- PROBLEM TO WORK ON: Write each line out exactly, leaving none out.
○ ○ ○
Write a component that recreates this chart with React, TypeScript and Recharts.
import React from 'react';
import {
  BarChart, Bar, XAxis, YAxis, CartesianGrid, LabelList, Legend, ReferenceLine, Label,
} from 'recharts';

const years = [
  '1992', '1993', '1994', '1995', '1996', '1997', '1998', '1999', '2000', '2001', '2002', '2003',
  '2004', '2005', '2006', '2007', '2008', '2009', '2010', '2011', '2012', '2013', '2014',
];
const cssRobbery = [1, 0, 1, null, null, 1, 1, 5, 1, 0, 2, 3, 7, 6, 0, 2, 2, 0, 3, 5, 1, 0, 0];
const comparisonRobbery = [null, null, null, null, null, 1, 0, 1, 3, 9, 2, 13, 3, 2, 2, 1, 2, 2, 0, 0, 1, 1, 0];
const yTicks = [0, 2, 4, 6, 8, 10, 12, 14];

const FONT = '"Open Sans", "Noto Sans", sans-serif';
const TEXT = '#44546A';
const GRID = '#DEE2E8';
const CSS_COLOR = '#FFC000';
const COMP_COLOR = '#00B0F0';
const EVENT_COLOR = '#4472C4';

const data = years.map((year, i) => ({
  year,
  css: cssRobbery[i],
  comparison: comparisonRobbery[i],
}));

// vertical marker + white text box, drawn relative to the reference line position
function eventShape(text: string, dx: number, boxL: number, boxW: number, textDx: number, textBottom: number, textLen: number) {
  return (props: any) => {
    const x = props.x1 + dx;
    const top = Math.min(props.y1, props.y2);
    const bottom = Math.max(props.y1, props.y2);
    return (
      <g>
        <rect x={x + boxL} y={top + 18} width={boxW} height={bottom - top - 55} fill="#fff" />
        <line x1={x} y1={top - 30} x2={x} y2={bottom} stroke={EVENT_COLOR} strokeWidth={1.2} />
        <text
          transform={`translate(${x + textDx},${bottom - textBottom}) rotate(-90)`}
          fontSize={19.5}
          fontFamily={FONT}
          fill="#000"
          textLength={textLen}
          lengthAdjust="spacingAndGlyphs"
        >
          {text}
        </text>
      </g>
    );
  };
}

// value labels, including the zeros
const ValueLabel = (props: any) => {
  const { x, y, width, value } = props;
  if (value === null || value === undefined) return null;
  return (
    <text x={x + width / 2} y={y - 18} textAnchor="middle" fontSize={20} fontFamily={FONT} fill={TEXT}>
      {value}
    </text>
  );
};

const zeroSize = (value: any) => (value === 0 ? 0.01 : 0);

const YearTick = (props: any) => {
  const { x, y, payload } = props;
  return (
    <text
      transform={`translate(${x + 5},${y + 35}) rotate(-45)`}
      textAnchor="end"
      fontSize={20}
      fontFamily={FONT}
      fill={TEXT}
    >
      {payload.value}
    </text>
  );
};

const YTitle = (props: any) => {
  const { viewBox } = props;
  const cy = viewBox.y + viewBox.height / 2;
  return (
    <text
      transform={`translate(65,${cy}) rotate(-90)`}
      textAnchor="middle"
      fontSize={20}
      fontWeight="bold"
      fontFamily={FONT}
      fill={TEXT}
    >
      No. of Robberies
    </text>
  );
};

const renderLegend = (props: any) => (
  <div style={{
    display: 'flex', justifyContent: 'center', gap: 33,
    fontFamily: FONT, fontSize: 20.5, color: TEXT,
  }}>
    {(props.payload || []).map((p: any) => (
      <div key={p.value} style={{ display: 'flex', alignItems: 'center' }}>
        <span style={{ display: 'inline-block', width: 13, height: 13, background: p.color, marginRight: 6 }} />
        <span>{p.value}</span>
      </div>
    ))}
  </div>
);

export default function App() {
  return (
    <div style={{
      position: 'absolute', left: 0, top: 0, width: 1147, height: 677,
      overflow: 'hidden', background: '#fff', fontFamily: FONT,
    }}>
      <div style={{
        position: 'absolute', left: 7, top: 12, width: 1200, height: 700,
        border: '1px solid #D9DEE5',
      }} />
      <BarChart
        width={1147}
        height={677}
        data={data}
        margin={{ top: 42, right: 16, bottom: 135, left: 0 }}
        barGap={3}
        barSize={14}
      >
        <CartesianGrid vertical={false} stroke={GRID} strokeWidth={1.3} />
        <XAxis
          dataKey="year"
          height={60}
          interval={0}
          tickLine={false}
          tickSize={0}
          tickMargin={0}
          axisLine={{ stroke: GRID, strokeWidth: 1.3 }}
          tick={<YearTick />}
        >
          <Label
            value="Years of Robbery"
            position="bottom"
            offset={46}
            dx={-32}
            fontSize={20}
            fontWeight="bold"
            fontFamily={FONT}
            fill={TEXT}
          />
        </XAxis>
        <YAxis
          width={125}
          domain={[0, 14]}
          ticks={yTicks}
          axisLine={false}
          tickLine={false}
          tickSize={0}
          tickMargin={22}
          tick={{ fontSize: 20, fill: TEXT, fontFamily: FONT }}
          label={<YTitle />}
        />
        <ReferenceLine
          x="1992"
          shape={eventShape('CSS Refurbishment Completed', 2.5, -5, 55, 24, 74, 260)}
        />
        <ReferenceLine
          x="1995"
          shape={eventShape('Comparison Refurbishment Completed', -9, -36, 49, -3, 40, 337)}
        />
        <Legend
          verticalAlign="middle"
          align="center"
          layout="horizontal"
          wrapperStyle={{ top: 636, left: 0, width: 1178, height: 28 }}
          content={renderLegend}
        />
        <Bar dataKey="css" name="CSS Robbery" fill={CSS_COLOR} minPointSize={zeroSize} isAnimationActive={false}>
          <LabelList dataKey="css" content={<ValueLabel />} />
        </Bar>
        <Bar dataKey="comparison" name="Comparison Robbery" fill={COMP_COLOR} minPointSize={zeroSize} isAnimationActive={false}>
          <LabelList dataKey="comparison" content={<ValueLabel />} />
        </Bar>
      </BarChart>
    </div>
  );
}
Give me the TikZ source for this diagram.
○ ○ ○
- REPLY TO THE TASK:
Write a component that recreates this chart with React, TypeScript and Recharts.
import React from 'react';
import {
  BarChart, Bar, XAxis, YAxis, CartesianGrid, LabelList, Legend, ReferenceLine, Label,
} from 'recharts';

const years = [
  '1992', '1993', '1994', '1995', '1996', '1997', '1998', '1999', '2000', '2001', '2002', '2003',
  '2004', '2005', '2006', '2007', '2008', '2009', '2010', '2011', '2012', '2013', '2014',
];
const cssRobbery = [1, 0, 1, null, null, 1, 1, 5, 1, 0, 2, 3, 7, 6, 0, 2, 2, 0, 3, 5, 1, 0, 0];
const comparisonRobbery = [null, null, null, null, null, 1, 0, 1, 3, 9, 2, 13, 3, 2, 2, 1, 2, 2, 0, 0, 1, 1, 0];
const yTicks = [0, 2, 4, 6, 8, 10, 12, 14];

const FONT = '"Open Sans", "Noto Sans", sans-serif';
const TEXT = '#44546A';
const GRID = '#DEE2E8';
const CSS_COLOR = '#FFC000';
const COMP_COLOR = '#00B0F0';
const EVENT_COLOR = '#4472C4';

const data = years.map((year, i) => ({
  year,
  css: cssRobbery[i],
  comparison: comparisonRobbery[i],
}));

// vertical marker + white text box, drawn relative to the reference line position
function eventShape(text: string, dx: number, boxL: number, boxW: number, textDx: number, textBottom: number, textLen: number) {
  return (props: any) => {
    const x = props.x1 + dx;
    const top = Math.min(props.y1, props.y2);
    const bottom = Math.max(props.y1, props.y2);
    return (
      <g>
        <rect x={x + boxL} y={top + 18} width={boxW} height={bottom - top - 55} fill="#fff" />
        <line x1={x} y1={top - 30} x2={x} y2={bottom} stroke={EVENT_COLOR} strokeWidth={1.2} />
        <text
          transform={`translate(${x + textDx},${bottom - textBottom}) rotate(-90)`}
          fontSize={19.5}
          fontFamily={FONT}
          fill="#000"
          textLength={textLen}
          lengthAdjust="spacingAndGlyphs"
        >
          {text}
        </text>
      </g>
    );
  };
}

// value labels, including the zeros
const ValueLabel = (props: any) => {
  const { x, y, width, value } = props;
  if (value === null || value === undefined) return null;
  return (
    <text x={x + width / 2} y={y - 18} textAnchor="middle" fontSize={20} fontFamily={FONT} fill={TEXT}>
      {value}
    </text>
  );
};

const zeroSize = (value: any) => (value === 0 ? 0.01 : 0);

const YearTick = (props: any) => {
  const { x, y, payload } = props;
  return (
    <text
      transform={`translate(${x + 5},${y + 35}) rotate(-45)`}
      textAnchor="end"
      fontSize={20}
      fontFamily={FONT}
      fill={TEXT}
    >
      {payload.value}
    </text>
  );
};

const YTitle = (props: any) => {
  const { viewBox } = props;
  const cy = viewBox.y + viewBox.height / 2;
  return (
    <text
      transform={`translate(65,${cy}) rotate(-90)`}
      textAnchor="middle"
      fontSize={20}
      fontWeight="bold"
      fontFamily={FONT}
      fill={TEXT}
    >
      No. of Robberies
    </text>
  );
};

const renderLegend = (props: any) => (
  <div style={{
    display: 'flex', justifyContent: 'center', gap: 33,
    fontFamily: FONT, fontSize: 20.5, color: TEXT,
  }}>
    {(props.payload || []).map((p: any) => (
      <div key={p.value} style={{ display: 'flex', alignItems: 'center' }}>
        <span style={{ display: 'inline-block', width: 13, height: 13, background: p.color, marginRight: 6 }} />
        <span>{p.value}</span>
      </div>
    ))}
  </div>
);

export default function App() {
  return (
    <div style={{
      position: 'absolute', left: 0, top: 0, width: 1147, height: 677,
      overflow: 'hidden', background: '#fff', fontFamily: FONT,
    }}>
      <div style={{
        position: 'absolute', left: 7, top: 12, width: 1200, height: 700,
        border: '1px solid #D9DEE5',
      }} />
      <BarChart
        width={1147}
        height={677}
        data={data}
        margin={{ top: 42, right: 16, bottom: 135, left: 0 }}
        barGap={3}
        barSize={14}
      >
        <CartesianGrid vertical={false} stroke={GRID} strokeWidth={1.3} />
        <XAxis
          dataKey="year"
          height={60}
          interval={0}
          tickLine={false}
          tickSize={0}
          tickMargin={0}
          axisLine={{ stroke: GRID, strokeWidth: 1.3 }}
          tick={<YearTick />}
        >
          <Label
            value="Years of Robbery"
            position="bottom"
            offset={46}
            dx={-32}
            fontSize={20}
            fontWeight="bold"
            fontFamily={FONT}
            fill={TEXT}
          />
        </XAxis>
        <YAxis
          width={125}
          domain={[0, 14]}
          ticks={yTicks}
          axisLine={false}
          tickLine={false}
          tickSize={0}
          tickMargin={22}
          tick={{ fontSize: 20, fill: TEXT, fontFamily: FONT }}
          label={<YTitle />}
        />
        <ReferenceLine
          x="1992"
          shape={eventShape('CSS Refurbishment Completed', 2.5, -5, 55, 24, 74, 260)}
        />
        <ReferenceLine
          x="1995"
          shape={eventShape('Comparison Refurbishment Completed', -9, -36, 49, -3, 40, 337)}
        />
        <Legend
          verticalAlign="middle"
          align="center"
          layout="horizontal"
          wrapperStyle={{ top: 636, left: 0, width: 1178, height: 28 }}
          content={renderLegend}
        />
        <Bar dataKey="css" name="CSS Robbery" fill={CSS_COLOR} minPointSize={zeroSize} isAnimationActive={false}>
          <LabelList dataKey="css" content={<ValueLabel />} />
        </Bar>
        <Bar dataKey="comparison" name="Comparison Robbery" fill={COMP_COLOR} minPointSize={zeroSize} isAnimationActive={false}>
          <LabelList dataKey="comparison" content={<ValueLabel />} />
        </Bar>
      </BarChart>
    </div>
  );
}
Give me the TikZ source for this diagram.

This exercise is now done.